Stark is such a force, her voice-- and by that I mean both her artistic perspective and her rich, bendy soprano-- so singularly beguiling that it's easy to forget there's anyone else involved in the band, but for the new album she's again corralled pianist Steve Gregoropoulos and drummer Ron Regé Jr. (he of the pigtails), plus producer (and OK Go frontman) Damian Kulash. (The album's out on OK Go's Paracadute imprint, too.) The record's palette initally seems to be less a palette and more like every pigment close at hand dumped onto a canvas at once, but with repeat listens a certain logic emerges, elements bobbing and weaving in and out of view-- a fuzzy horn section, a teasing metallic guitar, swooning strings, the ominous drone of some gargoyle chorus. There are hints of the plainclothes percussion and school-play piano that defined Love, but they're swaddled deep in sheets of warm neon fuzz. Stark's vocals have a tendency to get buried, too; her song structures are plagued by a nearly paralytic tendency towards lyrical repetition which, coupled with the haze of Kulash's production and the more understated delivery she often favors here, can have a soporific effect.

Love is still Stark's main lyrical concern, but here she fixates on its darker sides, its absence. "Everybody's heart's breaking now," she laments on the opening track, her voice nearly cracking under the weight of all the world's sorrows; later, she's driven to desperation: "If I gave away everything that I owned, would you come home, would you come home?" It's hard not to compare this record's "I Don't Recall" with "Oh No", which opened the band's debut-- the phrase "oh no" leads off and is repeated throughout both songs-- but this is a subversion, not a retread. On the original, Stark countered heartbreak with precocious bombast: "When will I love again?" she asked over and over (and over and over), like love was a foregone conclusion requiring her only to stand with open wide arms until it came around the corner. But here we find Stark flat on her back, refusing to stand up, let alone brush herself off. "The life we shared is gone/ And it's hard without you," she sings, her words and her voice heavy and frank.

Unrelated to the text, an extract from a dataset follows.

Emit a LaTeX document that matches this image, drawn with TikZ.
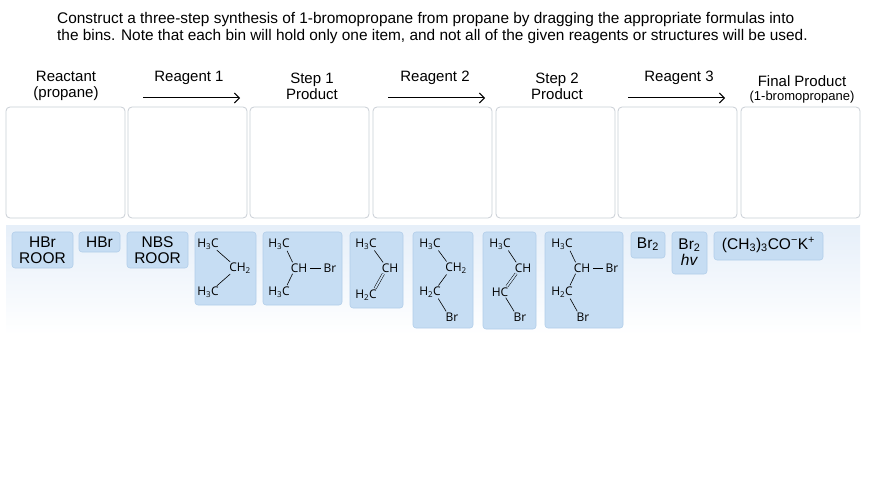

There's nothing so unnerving as an optimist in defeat, and Incorruptible Heart sits with this tension-- at least in its first half. The record's sequencing is either totally obvious, totally smart, or a complete accident. Either way, Stark spends tracks one through seven in mourning, walking through fires alone, contemplating what went wrong and what might have been; perhaps appropriately, a track called "Forgive" is the turning point. The sun breaks free from the clouds and she's out spinning in the fields again: "Oh my boys and my girls/ I love you, I love you, I love you, I love you, I love you, I love you, I love you," she declares over a steady Spector drumbeat on "Oh My Beautiful World". Stark's back in love, or at least back in love with love itself. It would've been nice to see her languish in the mess instead of tidily packing it away, but man does she tie up some pretty bows.